Thomas Watson is one of the most enjoyable authors of the Puritan era; he combines rich insight with captivating illustrations. One would expect, then, to breeze through 252 pages of such wonderfully written material. This would be the case if Watson's words were not as soul-searching and penetrating. Watson is straightforward and calls sin exactly what it is. He does not lower the bar of holiness but paints a picture of the godly man as he ought to be.
After slowly reading and thinking deeply upon Watson's 24 characteristics one is left feeling the weight of sin and longing for grace. I found myself wishing to hear from a dear Richard Sibbes, to remind me that my feeble spark of grace is enough. To my surprise a few chapters after exhorting us towards godliness Watson comforts us with the gracious words of Matthew 12:20. He, too, reminds us that Christ will not "crush grace in its infancy".
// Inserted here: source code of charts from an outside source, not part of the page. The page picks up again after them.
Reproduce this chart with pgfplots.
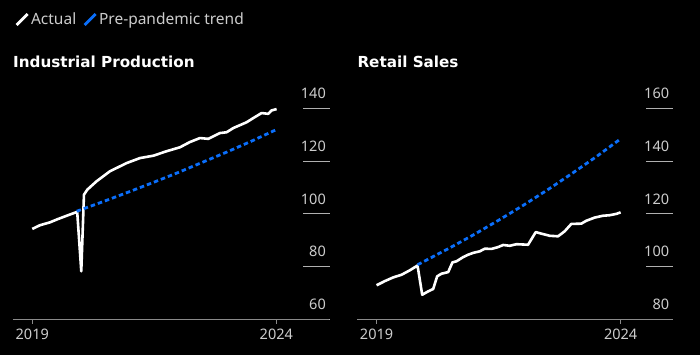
\documentclass[border=0pt]{standalone}
\usepackage{pgfplots}
\pgfplotsset{compat=1.18}
\usepackage{fontspec}
\setmainfont{Noto Sans}
\newfontfamily\tfont{DejaVu Sans}
\definecolor{trendblue}{HTML}{0A6EFA}
\definecolor{txt}{HTML}{CCCCCC}
\definecolor{axgray}{HTML}{8A8A8A}
\definecolor{gridgray}{HTML}{B0B0B0}
\pgfplotsset{
  panel/.style={
    scale only axis, width=316pt, height=226.5pt,
    xmin=-0.395, xmax=6.08,
    axis x line*=bottom, axis y line=none,
    x axis line style={draw=axgray, line width=0.9pt, -},
    xtick={0,5}, xticklabels={2019,2024},
    tick align=outside, major tick length=5pt,
    every major x tick/.style={draw=axgray, line width=0.9pt},
    xticklabel style={font=\fontsize{14.5}{14.5}\selectfont, text=txt, yshift=-1pt},
    /pgf/number format/assume math mode=true,
    clip=false,
  },
  grid/.style={
    scale only axis, width=27pt, height=226.5pt,
    xmin=0, xmax=1, xtick=\empty,
    axis line style={draw=none},
    ymajorgrids, grid style={draw=gridgray, line width=0.9pt},
    major tick length=0pt,
    yticklabel pos=right,
    /pgf/number format/assume math mode=true,
    yticklabel style={anchor=south east, font=\fontsize{14.5}{14.5}\selectfont, text=txt, xshift=-2pt, inner sep=2pt, yshift=7pt},
  },
  actual/.style={white, line width=2.6pt, line join=round},
  trend/.style={trendblue, line width=2.8pt, dash pattern=on 4.5pt off 3pt},
  ptitle/.style={title style={at={(axis description cs:0,1.086)}, anchor=base west, inner sep=0pt, text=white, font=\tfont\bfseries\fontsize{15.2}{15.2}\selectfont}},
}
\begin{document}
\begin{tikzpicture}
\fill[black] (0pt,0pt) rectangle (700pt,355pt);
% Left panel grid labels
\begin{axis}[grid, at={(303pt,36pt)}, anchor=south west, ymin=60, ymax=146, ytick={60,80,100,120,140}]
\end{axis}
\begin{axis}[panel, at={(13pt,36pt)}, anchor=south west, ymin=60, ymax=146,
  title={Industrial Production}, ptitle,
  legend style={at={(axis description cs:-0.003,1.37)}, anchor=north west, draw=none, fill=none, text=txt, font=\fontsize{15.5}{15.5}\selectfont, legend columns=-1, /tikz/every even column/.style={column sep=5pt}},
  legend image code/.code={\draw[#1, solid, line cap=butt, line width=2.8pt] (0pt,-5.5pt) -- (11pt,5.5pt);},
]
\addplot[actual] coordinates {
(0.000,94.2) (0.157,95.6) (0.362,96.7) (0.533,98.0) (0.704,99.2) (0.908,100.6) (0.922,100.3)
(1.004,78.1) (1.059,107.2) (1.127,109.1) (1.318,112.3) (1.592,116.1) (1.933,119.2) (2.206,121.1)
(2.480,122.0) (2.753,123.7) (3.026,125.2) (3.231,127.2) (3.436,128.7) (3.607,128.4) (3.846,130.6)
(3.982,130.9) (4.119,132.5) (4.392,134.7) (4.529,136.3) (4.699,138.2) (4.836,137.9) (4.904,139.2) (5.007,139.7)
};
\addlegendentry{Actual}
\addplot[trend] coordinates {
(0.91,100.9) (1.5,104.9) (2.0,108.4) (2.5,112.0) (3.0,115.7) (3.5,119.6) (4.0,123.5) (4.5,127.6) (5.0,131.9)
};
\addlegendentry{Pre-pandemic trend}
\end{axis}
% Right panel
\begin{axis}[grid, at={(646.3pt,36pt)}, anchor=south west, ymin=80, ymax=166, ytick={80,100,120,140,160}]
\end{axis}
\begin{axis}[panel, at={(357.3pt,36pt)}, anchor=south west, ymin=80, ymax=166,
  title={Retail Sales}, ptitle,
]
\addplot[actual] coordinates {
(0.000,92.8) (0.171,94.4) (0.341,95.8) (0.512,96.8) (0.682,98.5) (0.839,100.3) (0.935,89.2)
(1.057,90.5) (1.160,91.4) (1.241,96.2) (1.330,97.2) (1.467,97.8) (1.555,101.5) (1.637,101.9)
(1.774,103.5) (1.876,104.4) (1.978,105.1) (2.115,105.7) (2.217,106.7) (2.353,106.6) (2.490,107.3)
(2.592,108.1) (2.729,107.8) (2.865,108.4) (3.104,108.2) (3.261,113.0) (3.377,112.4) (3.547,111.6)
(3.718,111.4) (3.854,113.3) (3.990,116.1) (4.195,116.2) (4.297,117.3) (4.468,118.5) (4.638,119.2)
(4.775,119.4) (4.911,119.9) (5.000,120.5)
};
\addplot[trend] coordinates {
(0.84,100.6) (1.5,107.0) (2.0,112.1) (2.5,117.5) (3.0,123.1) (3.5,129.0) (4.0,135.2) (4.5,141.6) (5.0,148.4)
};
\end{axis}
\end{tikzpicture}
\end{document}
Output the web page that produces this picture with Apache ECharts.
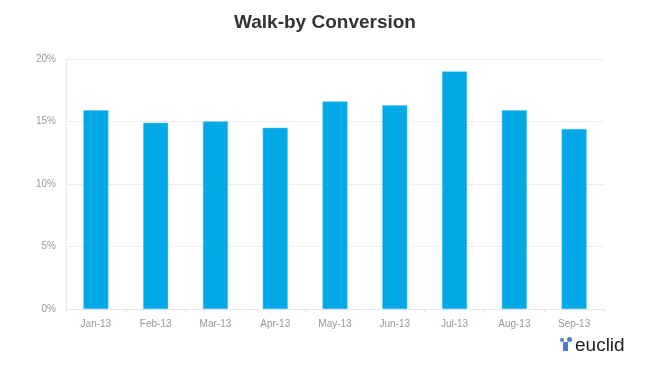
<!DOCTYPE html>
<html>
<head>
<meta charset="utf-8">
<script src="https://cdn.jsdelivr.net/npm/echarts@6/dist/echarts.min.js"></script>
<style>html,body{margin:0;padding:0;background:#fff;}#c{width:650px;height:375px;}</style>
</head>
<body>
<div id="c"></div>
<script>
const categories = ['Jan-13','Feb-13','Mar-13','Apr-13','May-13','Jun-13','Jul-13','Aug-13','Sep-13'];
const conversion = [15.9, 14.9, 15.0, 14.5, 16.6, 16.3, 19.0, 15.9, 14.4];
const yTicks = [0, 5, 10, 15, 20];

const chart = echarts.init(document.getElementById('c'));
chart.setOption({
  animation: false,
  backgroundColor: '#fff',
  title: {
    text: 'Walk-by Conversion',
    left: 'center',
    top: 8,
    textStyle: { fontFamily: 'Liberation Sans, Arial, sans-serif', fontSize: 19, fontWeight: 'bold', color: '#333' }
  },
  grid: { left: 66, right: 46, top: 59, bottom: 66 },
  xAxis: {
    type: 'category',
    data: categories,
    axisLine: { lineStyle: { color: '#e6e6e6' } },
    axisTick: { show: true, alignWithLabel: false, length: 3, lineStyle: { color: '#e6e6e6' } },
    axisLabel: { color: '#999', fontSize: 10, fontFamily: 'Liberation Sans, Arial, sans-serif', margin: 10 }
  },
  yAxis: {
    type: 'value',
    min: yTicks[0],
    max: yTicks[yTicks.length - 1],
    interval: 5,
    axisLine: { show: true, lineStyle: { color: '#eaeaea' } },
    axisTick: { show: false },
    splitLine: { lineStyle: { color: '#eeeeee' } },
    axisLabel: { color: '#999', fontSize: 10, fontFamily: 'Liberation Sans, Arial, sans-serif', formatter: v => v + '%', margin: 10 }
  },
  series: [{
    type: 'bar',
    data: conversion,
    barWidth: 25,
    itemStyle: { color: '#03a9e6', borderColor: '#4cc4f0', borderWidth: 0.5 }
  }],
  graphic: [
    { type: 'rect', left: 563, top: 342, shape: { width: 5, height: 9 }, style: { fill: '#4a7fc8' } },
    { type: 'circle', left: 560, top: 338, shape: { r: 2 }, style: { fill: '#4a7fc8' } },
    { type: 'circle', left: 567, top: 337, shape: { r: 2.5 }, style: { fill: '#4a7fc8' } },
    { type: 'text', left: 575, top: 336, style: { text: 'euclid', fontSize: 19, fontFamily: 'Liberation Sans, Arial, sans-serif', fill: '#222' } }
  ]
});
</script>
</body>
</html>
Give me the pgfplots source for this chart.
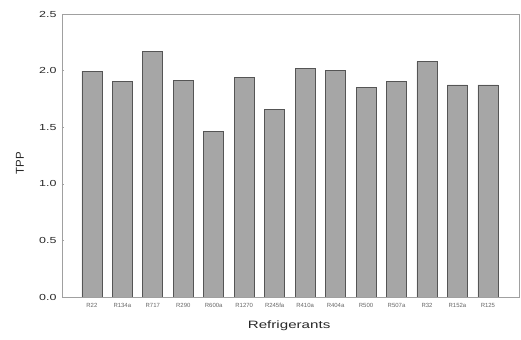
\documentclass[border=0pt]{standalone}
\usepackage{fontspec}
\setmainfont{Liberation Sans}
\usepackage{graphicx}
\usepackage{pgfplots}
\pgfplotsset{compat=1.18}
\definecolor{barfill}{RGB}{166,166,166}
\definecolor{baredge}{RGB}{85,85,85}
\definecolor{axisgray}{RGB}{160,160,160}
\definecolor{txt}{RGB}{40,40,40}
\begin{document}
\begin{tikzpicture}
\begin{axis}[
  at={(0,0)}, anchor=south west,
  scale only axis, width=457bp, height=283bp,
  xmin=-0.98, xmax=14.02, ymin=0, ymax=2.5,
  ybar, bar width=20bp,
  axis line style={axisgray, line width=0.8pt},
  tick align=inside,
  ytick pos=left,
  major tick length=2.5bp,
  y tick style={axisgray, line width=0.6pt},
  x tick style={draw=none},
  ytick={0,0.5,1,1.5,2,2.5},
  /pgf/number format/assume math mode=true,
  yticklabel={\scalebox{1.42}[1]{\pgfmathprintnumber[fixed,fixed zerofill,precision=1]{\tick}}},
  yticklabel style={font=\fontsize{8.8}{10}\selectfont, text=txt, xshift=-2bp},
  xtick={0,1,2,3,4,5,6,7,8,9,10,11,12,13},
  xticklabels={R22,R134a,R717,R290,R600a,R1270,R245fa,R410a,R404a,R500,R507a,R32,R152a,R125},
  xticklabel style={font=\fontsize{6}{7}\selectfont, text=black!60, yshift=-2.5bp},
  xlabel={\scalebox{1.42}[1]{Refrigerants}},
  xlabel style={font=\fontsize{10.7}{12}\selectfont, text=txt, at={(axis description cs:0.497,-0.1025)}, anchor=center},
  ylabel={TPP},
  ylabel style={font=\fontsize{11.5}{12}\selectfont, text=txt, at={(axis description cs:-0.092,0.4735)}, anchor=center},
]
\addplot[fill=barfill, draw=baredge, line width=0.6pt] coordinates {
  (0,1.996) (1,1.905) (2,2.167) (3,1.914) (4,1.464) (5,1.937) (6,1.655)
  (7,2.017) (8,2.005) (9,1.855) (10,1.905) (11,2.08) (12,1.873) (13,1.873)
};
\end{axis}
\path[use as bounding box] (-62bp,-43bp) rectangle (459bp,297bp);
\end{tikzpicture}
\end{document}
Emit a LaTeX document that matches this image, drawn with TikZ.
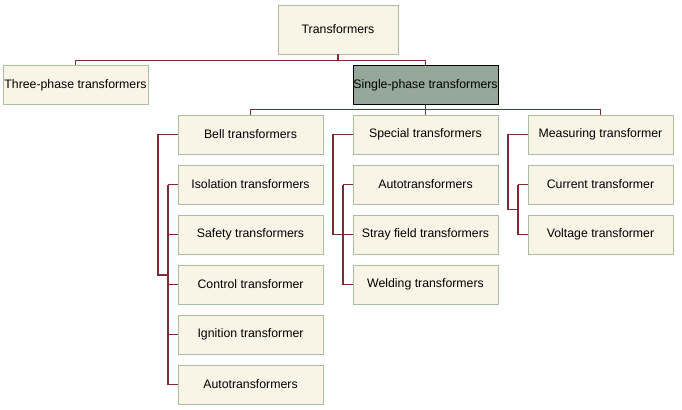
\documentclass[tikz,border=0pt]{standalone}
\usepackage{fontspec}
\setmainfont{Liberation Sans}
\usepackage{tikz}
\definecolor{boxfill}{HTML}{FAF4E6}
\definecolor{boxline}{HTML}{A8C0A0}
\definecolor{selfill}{HTML}{95A89A}
\definecolor{wire}{HTML}{7E2A33}
\tikzset{
  box/.style={draw=boxline,fill=boxfill,minimum width=2.9cm,minimum height=0.78cm,inner sep=0pt,font=\fontsize{7}{8}\selectfont},
  link/.style={draw=wire,semithick}
}
\begin{document}
\begin{tikzpicture}[x=0.02cm,y=-0.02cm]
	\useasboundingbox (0,0) rectangle (682,409);
	% top levels
	\node[box,minimum width=2.4cm,minimum height=0.98cm] (trafo) at (338,29.5) {Transformers};
	\node[box] (three) at (75.5,85) {Three-phase transformers};
	\node[box,fill=selfill,draw=black] (single) at (425.5,85) {Single-phase transformers};
	\node[box] (bell) at (250.5,134.5) {Bell transformers};
	\node[box] (special) at (425.5,134.5) {Special transformers};
	\node[box] (measure) at (600.5,134.5) {Measuring transformer};
	% bell column
	\node[box] (iso) at (250.5,184.5) {Isolation transformers};
	\node[box] (safety) at (250.5,234.5) {Safety transformers};
	\node[box] (control) at (250.5,284.5) {Control transformer};
	\node[box] (ignition) at (250.5,334.5) {Ignition transformer};
	\node[box] (autoA) at (250.5,384.5) {Autotransformers};
	% special column
	\node[box] (autoB) at (425.5,184.5) {Autotransformers};
	\node[box] (stray) at (425.5,234.5) {Stray field transformers};
	\node[box] (weld) at (425.5,284.5) {Welding transformers};
	% measuring column
	\node[box] (current) at (600.5,184.5) {Current transformer};
	\node[box] (voltage) at (600.5,234.5) {Voltage transformer};

	\draw[link] (trafo.south) -- ++(0,6) -| (three.north);
	\draw[link] (trafo.south) -- ++(0,6) -| (single.north);
	\draw[link] (single.south) -- ++(0,5) -| (bell.north);
	\draw[link] (single.south) -- ++(0,5) -| (special.north);
	\draw[link] (single.south) -- ++(0,5) -| (measure.north);

	\coordinate (bellbus) at (158,275);
	\draw[link] (bell.west) -| (bellbus) -- ++(10,0);
	\draw[link] (168,184.5) -- (168,384.5);
	\foreach \c in {iso,safety,control,ignition,autoA}
		\draw[link] (\c.west) -- ++(-10,0);

	\coordinate (specbus) at (333,234.5);
	\draw[link] (special.west) -| (specbus) -- ++(10,0);
	\draw[link] (343,184.5) -- (343,284.5);
	\foreach \c in {autoB,stray,weld}
		\draw[link] (\c.west) -- ++(-10,0);

	\coordinate (measbus) at (508,209.5);
	\draw[link] (measure.west) -| (measbus) -- ++(10,0);
	\draw[link] (518,184.5) -- (518,234.5);
	\foreach \c in {current,voltage}
		\draw[link] (\c.west) -- ++(-10,0);
\end{tikzpicture}
\end{document}
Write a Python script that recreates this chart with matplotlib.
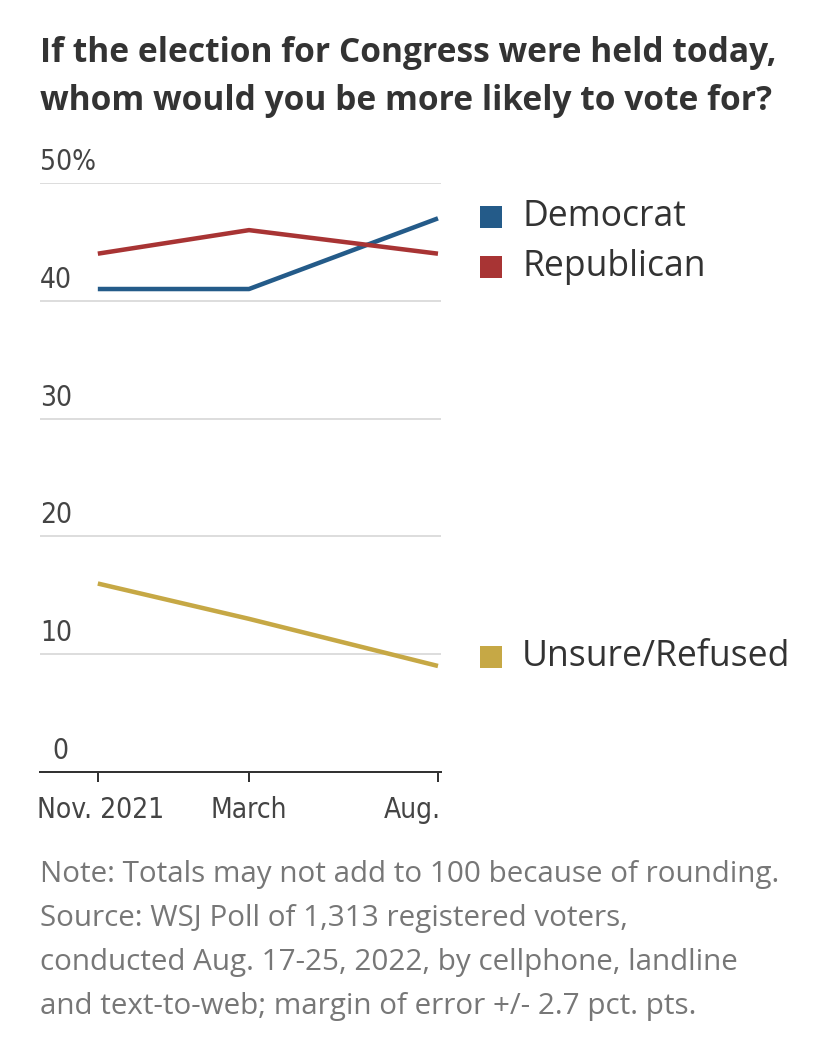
import numpy as np
import matplotlib
matplotlib.use("Agg")
import matplotlib.pyplot as plt
import matplotlib.transforms as mtransforms

# poll data (months since Nov. 2021)
months = [0, 4, 9]
tick_labels = ["Nov. 2021", "March", "Aug."]
democrat = [41, 41, 47]
republican = [44, 46, 44]
unsure = [16, 13, 9]

series = ["Democrat", "Republican", "Unsure/Refused"]
values = [democrat, republican, unsure]
colors = ["#245b89", "#a83434", "#c6a845"]
label_y = [47.1, 42.9, 9.8]   # legend label positions (nudged apart)

W, H = 828, 1047
fig = plt.figure(figsize=(W / 72, H / 72), dpi=72)
fig.patch.set_facecolor("white")

def fy(px):
    return 1 - px / H

ax = fig.add_axes([40 / W, fy(772), (441 - 40) / W, (772 - 183) / H])
ax.set_xlim(-1.53, 9.08)
ax.set_ylim(0, 50)

narrow = dict(family="DejaVu Sans", stretch="condensed")
main = ["Open Sans", "DejaVu Sans"]

for s, v, c in zip(series, values, colors):
    ax.plot(months, v, color=c, lw=4.5, solid_capstyle="butt", clip_on=False, zorder=3)

# gridlines
for g in [10, 20, 30, 40, 50]:
    ax.axhline(g, color="#dddddd", lw=2, zorder=1)

for sp in ["top", "right", "left"]:
    ax.spines[sp].set_visible(False)
ax.spines["bottom"].set_color("#333333")
ax.spines["bottom"].set_linewidth(2)

ax.set_yticks([])
ax.set_xticks(months)
ax.set_xticklabels(tick_labels, fontsize=28, color="#444444", **narrow)
ax.tick_params(axis="x", length=10, width=2, color="#333333", pad=14)
labs = ax.get_xticklabels()
labs[-1].set_ha("right")
offs = mtransforms.ScaledTranslation(3 / 72, 0, fig.dpi_scale_trans)
labs[-1].set_transform(labs[-1].get_transform() + offs)
labs[0].set_transform(labs[0].get_transform() + offs)

# y labels sit above gridlines
ytr = mtransforms.blended_transform_factory(ax.transAxes, ax.transData)
for g in [0, 10, 20, 30, 40, 50]:
    txt = "50%" if g == 50 else str(g)
    ax.text(0.0 if g else 0.03, g, txt, transform=ytr + mtransforms.ScaledTranslation(0, 7 / 72, fig.dpi_scale_trans),
            ha="left", va="bottom", fontsize=28, color="#444444", **narrow)

# legend labels at line ends
for s, c, ly in zip(series, colors, label_y):
    ax.scatter([1.0], [ly], marker="s", s=22 ** 2, color=c, transform=ytr + mtransforms.ScaledTranslation(50 / 72, 0, fig.dpi_scale_trans),
               clip_on=False, linewidths=0)
    ax.text(1.0, ly, s, transform=ytr + mtransforms.ScaledTranslation(81 / 72, 0, fig.dpi_scale_trans),
            ha="left", va="center", fontsize=35.5, color="#333333", family=main)

fig.text(40 / W, fy(62), "If the election for Congress were held today,", fontsize=33.5,
         fontweight="bold", color="#333333", family=main, va="baseline")
fig.text(40 / W, fy(110), "whom would you be more likely to vote for?", fontsize=33.5,
         fontweight="bold", color="#333333", family=main, va="baseline")

notes = ["Note: Totals may not add to 100 because of rounding.",
         "Source: WSJ Poll of 1,313 registered voters,",
         "conducted Aug. 17-25, 2022, by cellphone, landline",
         "and text-to-web; margin of error +/- 2.7 pct. pts."]
for i, n in enumerate(notes):
    fig.text(40 / W, fy(882 + 44 * i), n, fontsize=29.6, color="#777777", family=main, va="baseline")

fig.savefig("out.png", dpi=72)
And finally, Watson closes by reminding us of our union with Christ. It is from this union that the believer is made godly and considered godly. Watson comes full circle in this book. He begins by pointing us to the Cross. Then he paints a picture of what we ought to be in response. And finally, he points us back to the Cross for repentance and cleansing because we are often not what we ought to be.
What I Liked:
The word pictures that Watson employs are mind awakening. He paints pictures to help the believer think thoughts he never thought before. This makes such a soul-piercing work actually enjoyable. One can scarcely open the book without finding a metaphor on the page you opened to. This causes Watson to be remembered and very quotable.
Had the book ended without the final two chapters it would not have been as effective. However, had the book only contained the last two chapters it would not have been as effective. Watson does a wonderful job of raising the bar of holiness where it ought to be, then pointing to the grace of Christ when we fail. In reading through this book I felt the weight of sin and yet at the same time the depths of grace.
What I Disliked:
Watson does do a good job of providing grace and pointing to Christ. However, because this book is so soul-piercing one finds it difficult to get to page 222 without receiving comfort. It is occasionally hinted at throughout the book. As it stands, though, this book could be applied quite dangerously. If the believer goes about trying to attain the characteristics Watson mentions, and paint the picture of godliness himself, then he will find much despair. Therefore, it would have been more effective in my opinion for Watson to have paused occasionally and pointed us back to the Savior and to the powerful working of the Holy Spirit.
Because of this I would suggest three different ways to read it for maximum benefit. First, this would be a wonderful book to read alongside a book like The Bruised Reed, or a Cross-Centered CJ Mahaney type of book. Secondly, one could read a few sections of chapter four...stop...let the weight of sink in...and then go to chapter 11 or 12. Thirdly, sit down and read the entire thing in one or two sittings.
Should You Buy It?
I would certainly suggest this. Watson's beautiful way of putting things is enough to recommend this book for your collection. If Watson's words are heeded and they are used to point to the Cross and inspire in holiness then certainly this book is well worth whatever time you put into it.